柄谷行人が、今、体系化、理論化の方向へ、思考を転換させたとするなら、それは、「江藤淳吉本隆明」が持っていたものへ回帰しようとしているということが言えるかもしれない。柄谷行人は 、ポスト・モダン派の蓮實重彦浅田彰等と連携することによって、江藤淳的、吉本隆明的世界を葬送することが出来たが、しかし、晩年を迎えるにつれて、不安と焦りを感じ始めたのではなかろうか?それが、ポスト・モダン派から体系的、理論的思考への転向の意味ではないのか。


しかし、私は、柄谷行人の思考が「ポスト・モダン」だったともポスト・モダン的」だったとも思はない。一見する、そう見えたとしても、柄谷行人は、浅田彰のようなポスト・モダン思想の持ち主とは決定的に違っていた。廣松渉との対談で、柄谷行人は、こう言っている。

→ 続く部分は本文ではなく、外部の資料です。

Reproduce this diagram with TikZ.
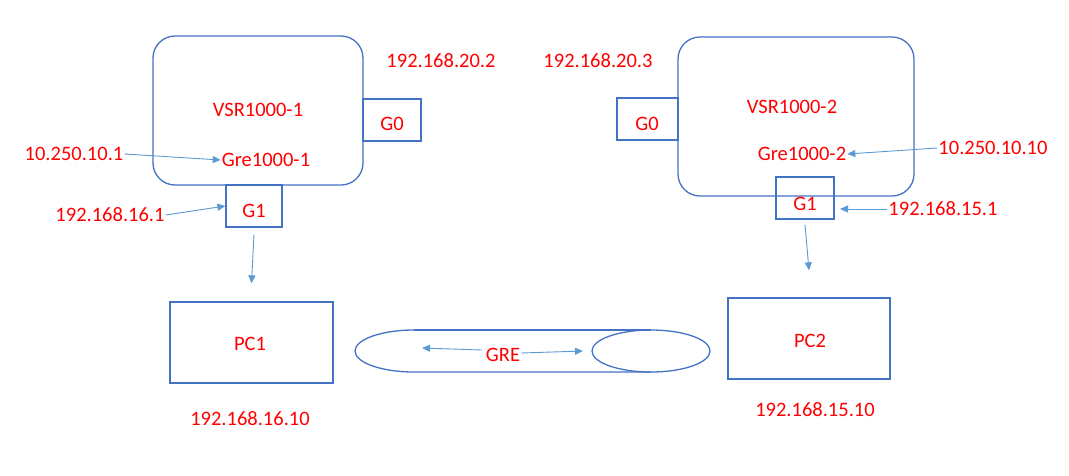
\documentclass[tikz,border=0pt]{standalone}
\usepackage{fontspec}
\setmainfont{Carlito}
\usetikzlibrary{arrows.meta}
\definecolor{boxblue}{RGB}{68,114,196}
\definecolor{arrblue}{RGB}{91,155,213}
\begin{document}
\begin{tikzpicture}[x=1pt,y=-1pt,
            box/.style={rectangle,draw=boxblue,line width=1.3pt,inner sep=0pt},
            router/.style={box,rounded corners=22pt},
            lbl/.style={text=red,font=\fontsize{20.5}{22}\selectfont,inner sep=1pt},
            arr/.style={draw=arrblue,line width=0.9pt,-{Triangle[length=8pt,width=7pt]}}
        ]
            \useasboundingbox[fill=white] (0,0) rectangle (1069,475);
            % left side
            \node[router,minimum width=210pt,minimum height=149pt] (vsr1) at (258,110.5) {};
            \node[box,minimum width=58pt,minimum height=42pt] (g0a) at (392,120) {};
            \node[box,minimum width=56pt,minimum height=42pt] (g1a) at (254,206) {};
            \node[box,minimum width=163pt,minimum height=81pt] (pc1) at (251.5,342.5) {};
            \node[lbl] at (258,110) {VSR1000-1};
            \node[lbl] (gre1) at (266,160) {Gre1000-1};
            \node[lbl] at (392,124) {G0};
            \node[lbl] at (254,211) {G1};
            \node[lbl] at (250,344) {PC1};
            \node[lbl] at (441,61) {192.168.20.2};
            \node[lbl] (ip1) at (74,154) {10.250.10.1};
            \node[lbl] (ip2) at (110,215) {192.168.16.1};
            \node[lbl] at (250,419) {192.168.16.10};
            \draw[arr] (ip1.east) -- (gre1.west);
            \draw[arr] (ip2.east) -- (g1a.west);
            \draw[arr] ([yshift=-7pt]g1a.south) -- ([yshift=18pt]pc1.north);
            % right side
            \node[router,minimum width=236pt,minimum height=159pt] (vsr2) at (796,116.5) {};
            \node[box,minimum width=61pt,minimum height=42pt] (g0b) at (647.5,119) {};
            \node[box,minimum width=58pt,minimum height=42pt] (g1b) at (805,198) {};
            \node[box,minimum width=162pt,minimum height=81pt] (pc2) at (809,338.5) {};
            \node[lbl] at (792,107) {VSR1000-2};
            \node[lbl] (gre2) at (802,154) {Gre1000-2};
            \node[lbl] at (647,124) {G0};
            \node[lbl] at (805,204) {G1};
            \node[lbl] at (810,341) {PC2};
            \node[lbl] at (598,61) {192.168.20.3};
            \node[lbl] (ip3) at (993,148) {10.250.10.10};
            \node[lbl] (ip4) at (943,209) {192.168.15.1};
            \node[lbl] at (815,410) {192.168.15.10};
            \coordinate (g1bin) at (840,209);
            \draw[arr] (ip3.west) -- (gre2.east);
            \draw[arr] (ip4.west) -- (g1bin);
            \draw[arr] ([yshift=-5pt]g1b.south) -- ([yshift=27pt]pc2.north);
            % tunnel
            \draw[boxblue,line width=1.3pt] (414,330) arc[start angle=90,end angle=270,x radius=59pt,y radius=21pt] -- (651,372);
            \draw[boxblue,line width=1.3pt] (414,330) -- (651,330);
            \draw[boxblue,line width=1.3pt] (651,351) ellipse[x radius=59pt,y radius=21pt];
            \node[lbl] (gre) at (503,355) {GRE};
            \coordinate (tl) at (422,348);
            \coordinate (tr) at (583,351);
            \draw[arr] ([xshift=-3pt,yshift=5pt]gre.west) -- (tl);
            \draw[arr] ([yshift=2pt]gre.east) -- (tr);
        \end{tikzpicture}
\end{document}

『ぼくの偏見では、西田幾多郎を例外にすると、日本の哲学はむしろ文芸批評家にあったのではないかと思うのです。西欧ではけっしてそうではない。哲学者の方がすぐれた批評家だったといってよいかもしれません。たとえば、ニーチェは、「真理によって破滅しないために、われわれは芸術をもっている」といっている。ぼくは自分の仕事を、その対象がどんなものだとしても、文芸批評の延長として考えています。実際また、マルクスについて考えることについて考えることにおいても、ぼくは批評家から学んできたのです。』


柄谷行人が、マルクスについて、「文芸評論家」とか「批評家」から学んだというのは嘘ではない。柄谷行人は、「群像新人賞」を受賞して」「文芸評論家」としてデビューした時から、小林秀雄江藤淳吉本隆明等、いわゆる先行する「文芸評論家たち」の影響下にあった。その意味で、柄谷行人マルクス論は、あくまでも文芸評論家=柄谷行人の「文芸評論家的なマルクス論」であった。ここが、いわゆるポスト・モダン思想の持ち主(蓮實重彦浅田彰・・・)たちや、柄谷行人を信奉する柄谷行人エピゴーネンたちとは、決定的に違っている。


柄谷行人は、江藤淳吉本隆明を批判し、蓮實重彦浅田彰等と同じようにポスト・モダン派の先導者を気取ることによって、江藤淳吉本隆明の時代を乗り超え、「一時代(柄谷行人時代)」を形成することに成功したが、それは、柄谷行人本来の思想ではなかった。柄谷行人は、今、あらためてポスト・モダン的な思想を批判し、否定しさる必要があった。